My mind set is already better than last night or this morning.

Anonymous said...

Wow. That was deep. I was kinda thinking I was the other blogger? Cuz I surely wouldn't tell you that. With my mouth and temper, I WOULD have the nerve to tell him to STFU!!!!

Ladynay said...

I few people have stated that they wanted to read me post in a different state of mind, so I figured why not.

I wasn't talking about anyone in particular. It's just whenever I mention my father someone always gives me the "he's the only one you got, cherish him" spill.

As time goes on I think if he was to show up I wouldn't be rude about it. I'll just give him a special thank you for not being an active part of the fabulous person I have become to be.

Anonymous said...

How many people do you need to tell you not to drive that van before you don't? Think about you, Pooka, and any of the innocent people on the roadways between point A and point B that could get hurt or even die if something goes wrong with your van while you're out and about.

Hurt knees must be going around.

So you're going to make payback friends? You too need to talk. Decisions made out of hurt, fear,or anger don't tend to be the best ones.

I love it when Bloggers switch up and write from different emotions then they normally do. It's interesting to me.

Ladynay said...

I don't know the answer.

Awwwww sorry to hear I am not the only one with knee issues.

Nope, not payback friends. Just not gonna restrict myself from making new friends cuz he hasn't. And you are right.

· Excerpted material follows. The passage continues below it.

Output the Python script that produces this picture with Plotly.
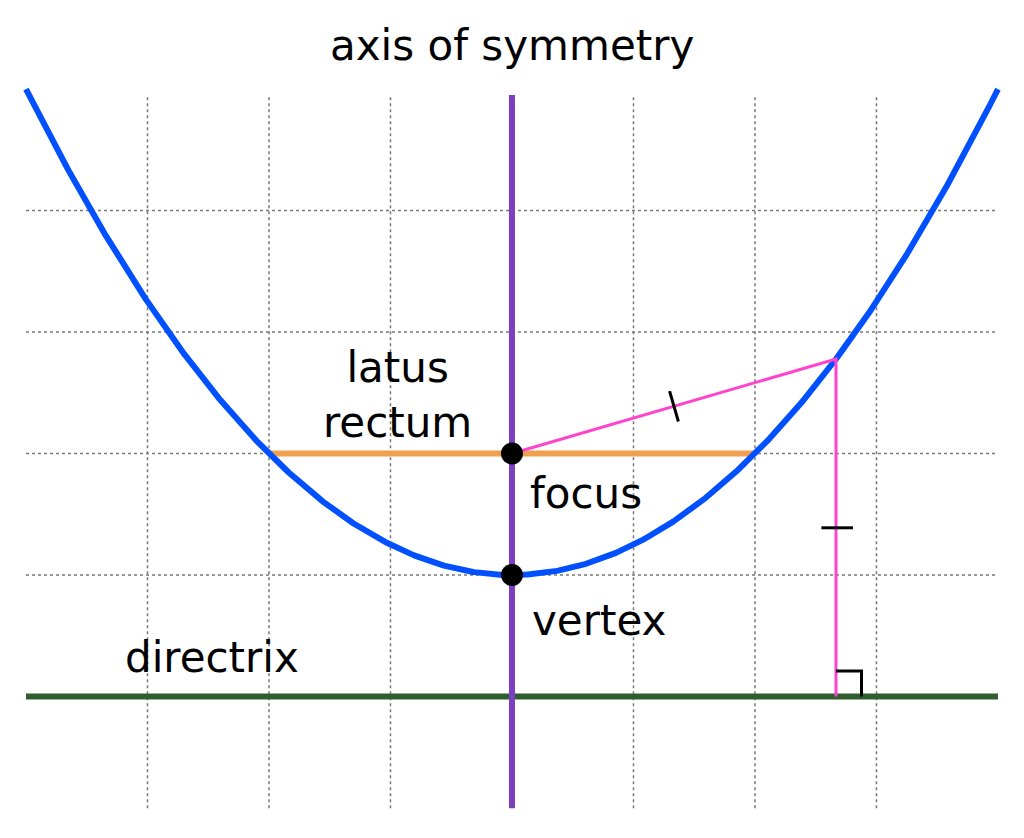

Yeah, I like it to, it changes the flow from time to time. Everyone can't be happy/sad/angry/whatever all the time. Many people just want to portray a certain side of them on their online journals. That gets boring.

Shaunda Fennell said...

For what its worth, let me share with you some of my "daddy" drama when you have a moment! I dont talk to either my father or stepfather. Have only met by birth father once and was fed a load of bs. Stepfather, thats a more deep conversation, but I havent seen or talked to him in about 8 years and I am ok with that. If I see him again, I might catch a charge. No joke!

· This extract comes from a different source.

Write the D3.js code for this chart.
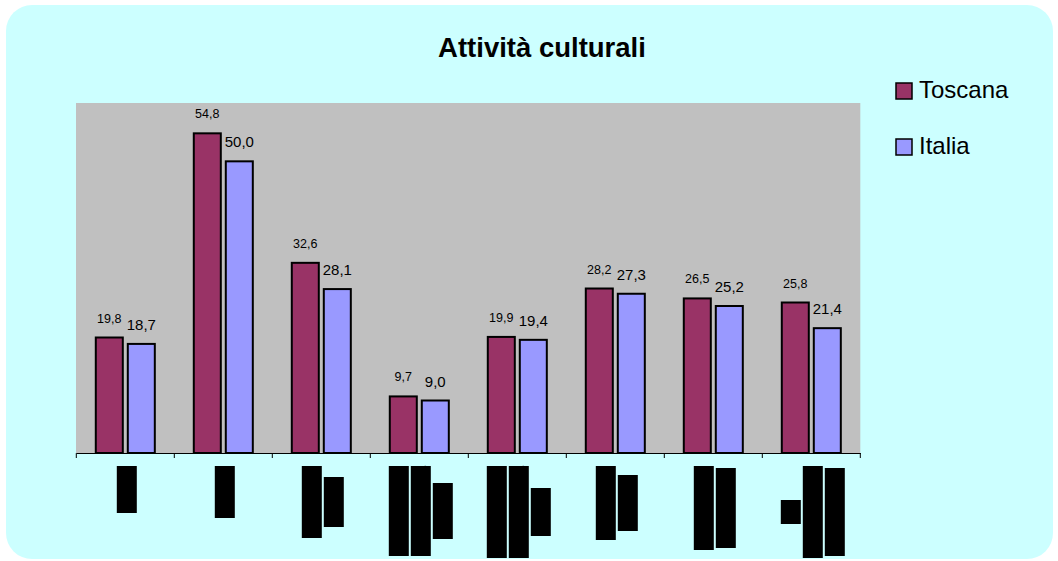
<!DOCTYPE html>
<html>
<head>
<meta charset="utf-8">
<script src="https://cdn.jsdelivr.net/npm/d3@7"></script>
<style>
  body { margin: 0; background: #fff; }
  text { font-family: Arial, "Liberation Sans", sans-serif; }
</style>
</head>
<body>
<div id="chart"></div>
<script>
// dati
const categories = ["Teatro", "Cinema", "Musei, mostre", "Concerti di musica classica",
    "Altri concerti di musica", "Spettacoli sportivi", "Discoteche, balere", "Siti archeologici, monumenti"];
const catLines = [["Teatro"], ["Cinema"], ["Musei,", "mostre"], ["Concerti di", "musica", "classica"],
    ["Altri concerti", "di musica", "leggera"], ["Spettacoli", "sportivi"], ["Discoteche,", "balere"],
    ["Siti", "archeologici,", "monumenti"]];
const series = ["Toscana", "Italia"];
const toscana = [19.8, 54.8, 32.6, 9.7, 19.9, 28.2, 26.5, 25.8];
const italia = [18.7, 50.0, 28.1, 9.0, 19.4, 27.3, 25.2, 21.4];

// lunghezza (px) delle righe delle etichette, come nel disegno
const lineLen = [[47], [52], [72, 50], [90, 90, 56], [92, 92, 48], [74, 56], [84, 80], [24, 92, 88]];
const colors = { Toscana: "#993366", Italia: "#9999FF" };

const WIDTH = 1058, HEIGHT = 561;
const plot = { left: 76.3, right: 860.3, top: 103, bottom: 453 };

var svg = d3.select("#chart").append("svg")
    .attr("width", WIDTH)
    .attr("height", HEIGHT);

// sfondo
svg.append("rect")
    .attr("x", 6).attr("y", 5)
    .attr("width", 1047).attr("height", 554)
    .attr("rx", 26).attr("ry", 26)
    .attr("fill", "#CCFFFF");

svg.append("text")
    .attr("x", 542).attr("y", 57)
    .attr("text-anchor", "middle")
    .attr("font-size", 27.5).attr("font-weight", "bold")
    .text("Attività culturali");

var x = d3.scaleBand().domain(categories).range([plot.left, plot.right]);
var x1 = d3.scaleBand().domain(series).range([0, x.bandwidth()])
    .paddingInner(0.156).paddingOuter(0.609);
var y = d3.scaleLinear().domain([0, 60]).range([plot.bottom, plot.top]);
var fmt = v => d3.format(".1f")(v).replace(".", ",");

svg.append("rect")
    .attr("x", plot.left - 0.3).attr("y", plot.top)
    .attr("width", plot.right - plot.left + 0.3).attr("height", plot.bottom - plot.top)
    .attr("fill", "#C0C0C0");

var data = categories.map((c, i) => ({ cat: c, Toscana: toscana[i], Italia: italia[i] }));

var groups = svg.append("g").selectAll("g")
    .data(data)
    .enter().append("g")
    .attr("transform", d => "translate(" + x(d.cat) + ",0)");

groups.selectAll("rect")
    .data(d => series.map(s => ({ s: s, v: d[s] })))
    .enter().append("rect")
    .attr("x", d => x1(d.s))
    .attr("y", d => y(d.v))
    .attr("width", x1.bandwidth())
    .attr("height", d => y(0) - y(d.v))
    .attr("fill", d => colors[d.s])
    .attr("stroke", "#000")
    .attr("stroke-width", 2);

groups.selectAll("text.val")
    .data(d => series.map(s => ({ s: s, v: d[s] })))
    .enter().append("text")
    .attr("class", "val")
    .attr("x", d => x1(d.s) + x1.bandwidth() / 2)
    .attr("y", d => y(d.v) - (d.s == "Toscana" ? 15 : 14))
    .attr("text-anchor", "middle")
    .attr("font-size", d => d.s == "Toscana" ? 12.5 : 15)
    .attr("fill", "#000")
    .text(d => fmt(d.v));

// asse x
var xAxis = d3.axisBottom(x).tickSize(0).tickFormat("");
svg.append("g")
    .attr("transform", "translate(0," + plot.bottom + ")")
    .call(xAxis)
    .call(g => g.select(".domain").attr("stroke", "#000").attr("stroke-width", 1.2));
svg.append("g").selectAll("line")
    .data(categories.concat(["end"]))
    .enter().append("line")
    .attr("x1", (d, i) => plot.left + i * x.step())
    .attr("x2", (d, i) => plot.left + i * x.step())
    .attr("y1", plot.bottom).attr("y2", plot.bottom + 5)
    .attr("stroke", "#000");

// etichette categorie (testo ruotato, reso come blocchi neri)
var labG = svg.append("g").selectAll("g")
    .data(categories)
    .enter().append("g")
    .attr("transform", (d, i) => {
        let n = catLines[i].length;
        let cx = x(d) + x.bandwidth() / 2 + 1.5;
        return "translate(" + (cx - (n * 22 - 2) / 2) + ",466)";
    });
labG.each(function(d, i) {
    let g = d3.select(this);
    let maxL = d3.max(lineLen[i]);
    catLines[i].forEach((line, j) => {
        let L = lineLen[i][j];
        let top = (maxL - L) / 2;
        g.append("rect")
            .attr("x", j * 22).attr("y", top)
            .attr("width", 20).attr("height", L)
            .attr("fill", "#000");
        g.append("text")
            .attr("transform", "translate(" + (j * 22 + 15) + "," + (top + L) + ") rotate(-90)")
            .attr("font-size", 15).attr("font-weight", "bold")
            .attr("textLength", L).attr("lengthAdjust", "spacingAndGlyphs")
            .attr("fill", "#000")
            .text(line);
    });
});

// legenda
var leg = svg.append("g").selectAll("g")
    .data(series)
    .enter().append("g")
    .attr("transform", (d, i) => "translate(896," + (83 + i * 56) + ")");
leg.append("rect")
    .attr("width", 16).attr("height", 16)
    .attr("fill", d => colors[d])
    .attr("stroke", "#000").attr("stroke-width", 1.5);
leg.append("text")
    .attr("x", 23).attr("y", 15)
    .attr("font-size", 24)
    .text(d => d);
</script>
</body>
</html>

Hang in there! Im here if you need me! You know that!

deepnthought said...

say the word and I got a black hoodie and a brand new bat. I will be happy to go and bust a few knee caps just for you. I hate that you were feeling that way. (just say the word and babbydaddy and sperm donor can have a cracked knee cap by morning.)

I hope you know that you are the best ladynay nay ever. You are beautiful, talented, phenomenal, and will be the best PT ever to walk on land.

Ladynay said...

lsbnmom, yeah I guess we'll swap stories one day.

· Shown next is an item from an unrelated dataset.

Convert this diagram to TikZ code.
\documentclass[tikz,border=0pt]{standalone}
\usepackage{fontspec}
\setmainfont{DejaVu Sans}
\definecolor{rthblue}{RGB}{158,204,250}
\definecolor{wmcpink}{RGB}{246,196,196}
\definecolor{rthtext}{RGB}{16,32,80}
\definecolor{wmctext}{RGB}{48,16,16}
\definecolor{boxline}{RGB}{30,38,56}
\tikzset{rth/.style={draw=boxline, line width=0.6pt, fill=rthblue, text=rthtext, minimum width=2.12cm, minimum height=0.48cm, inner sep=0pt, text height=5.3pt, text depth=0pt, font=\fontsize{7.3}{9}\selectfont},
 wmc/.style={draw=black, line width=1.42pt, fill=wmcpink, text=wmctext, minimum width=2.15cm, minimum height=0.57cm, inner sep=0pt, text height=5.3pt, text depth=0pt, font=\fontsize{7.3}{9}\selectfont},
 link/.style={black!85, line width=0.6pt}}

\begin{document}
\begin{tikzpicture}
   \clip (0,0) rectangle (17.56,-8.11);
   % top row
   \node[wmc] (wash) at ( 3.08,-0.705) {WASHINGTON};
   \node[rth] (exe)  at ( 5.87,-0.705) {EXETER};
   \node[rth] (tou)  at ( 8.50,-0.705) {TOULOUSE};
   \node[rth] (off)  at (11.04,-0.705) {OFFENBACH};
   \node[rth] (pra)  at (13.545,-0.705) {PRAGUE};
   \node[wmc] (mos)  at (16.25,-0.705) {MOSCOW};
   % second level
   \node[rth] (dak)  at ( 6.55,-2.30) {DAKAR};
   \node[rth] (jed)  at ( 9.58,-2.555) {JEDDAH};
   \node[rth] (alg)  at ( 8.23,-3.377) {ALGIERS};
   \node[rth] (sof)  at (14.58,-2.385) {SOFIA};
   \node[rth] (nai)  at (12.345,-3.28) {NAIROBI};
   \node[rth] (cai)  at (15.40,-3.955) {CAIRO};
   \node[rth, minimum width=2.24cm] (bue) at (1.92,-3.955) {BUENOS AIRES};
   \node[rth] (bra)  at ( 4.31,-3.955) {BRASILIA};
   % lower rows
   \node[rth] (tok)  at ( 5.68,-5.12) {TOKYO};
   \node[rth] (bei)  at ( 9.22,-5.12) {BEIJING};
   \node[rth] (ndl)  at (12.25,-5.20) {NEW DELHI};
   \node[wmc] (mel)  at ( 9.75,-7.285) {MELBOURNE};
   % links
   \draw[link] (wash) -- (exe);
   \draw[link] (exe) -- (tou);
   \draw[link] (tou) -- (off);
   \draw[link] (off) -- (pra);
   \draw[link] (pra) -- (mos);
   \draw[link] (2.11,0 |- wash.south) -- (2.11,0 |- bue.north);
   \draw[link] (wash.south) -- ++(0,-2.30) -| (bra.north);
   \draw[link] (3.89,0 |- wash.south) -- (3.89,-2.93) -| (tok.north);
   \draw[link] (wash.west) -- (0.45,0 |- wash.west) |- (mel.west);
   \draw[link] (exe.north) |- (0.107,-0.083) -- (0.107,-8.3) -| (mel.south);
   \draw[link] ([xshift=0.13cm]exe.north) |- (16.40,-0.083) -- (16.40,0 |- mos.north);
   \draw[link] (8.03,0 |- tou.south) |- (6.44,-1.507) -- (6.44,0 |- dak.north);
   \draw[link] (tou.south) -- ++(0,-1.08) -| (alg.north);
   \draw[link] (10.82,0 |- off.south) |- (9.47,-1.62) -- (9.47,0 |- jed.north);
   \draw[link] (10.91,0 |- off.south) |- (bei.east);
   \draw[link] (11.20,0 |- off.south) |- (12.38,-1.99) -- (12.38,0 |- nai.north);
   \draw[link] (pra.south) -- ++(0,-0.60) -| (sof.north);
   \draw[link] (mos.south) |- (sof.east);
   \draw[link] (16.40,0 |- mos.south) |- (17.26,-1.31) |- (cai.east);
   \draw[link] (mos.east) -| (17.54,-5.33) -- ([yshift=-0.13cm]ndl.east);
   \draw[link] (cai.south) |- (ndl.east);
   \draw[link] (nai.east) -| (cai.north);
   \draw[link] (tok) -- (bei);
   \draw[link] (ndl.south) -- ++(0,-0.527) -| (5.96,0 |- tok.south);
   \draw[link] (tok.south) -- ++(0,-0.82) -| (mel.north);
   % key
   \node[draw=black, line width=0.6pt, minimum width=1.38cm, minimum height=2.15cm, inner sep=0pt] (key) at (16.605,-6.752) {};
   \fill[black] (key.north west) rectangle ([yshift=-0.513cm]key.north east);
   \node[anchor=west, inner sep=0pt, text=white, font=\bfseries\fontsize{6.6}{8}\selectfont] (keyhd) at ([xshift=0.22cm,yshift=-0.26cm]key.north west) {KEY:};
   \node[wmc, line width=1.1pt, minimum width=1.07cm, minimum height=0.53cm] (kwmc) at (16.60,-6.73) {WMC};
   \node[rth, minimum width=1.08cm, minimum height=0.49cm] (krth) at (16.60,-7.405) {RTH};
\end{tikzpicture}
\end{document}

DNT, I don't want a cracked kneecap, just a truthful apology.

There's my handy dandy cheerleader! LOL

AR Gal said...

A friend of mine had the same sperm donor issues. She has only seen her father a few times in her life and when she did try and reach out when she got older.....nothing (even though all of his family embraced her as a young child). You won't hear that "cherish the love you have" spill from me cause I've witnessed the damage and that shit ain't no joke.

I sure hate you were feelin down in the dumps. Now that it's over...SIT UP STRAIGHT AND HOLD YOUR HEAD UP HIGH YOUNG LADY! :-) You've got everything going for you!! EVERYTHING!!!

You know I caught the tail end of Oprah today after I got home from work and they were talking about a Law of Attraction from the book "The Secret". One thing that made me sit up straight and listen was some advice that one of the panel members gave a member of the audience. She told him to take your goals, write them down, read over them daily (nothing intense just read over them), and after you do this look into the mirror and tell yourself that you love you! Now apparently this will help you to visualize and focus on what you want more clearly. She did mention not to go in expecting everything you have on that piece of paper to happen all at once but just to wait and see. Once one goal/dream/etc did happen, it would help you to see that power of positive thinking does work....or least that's what I got from it. lol I've heard good things about that book so I will be picking up a copy soon but in the meantime, I'm going to try this too!

Sorry I left such a long comment but I just had to share.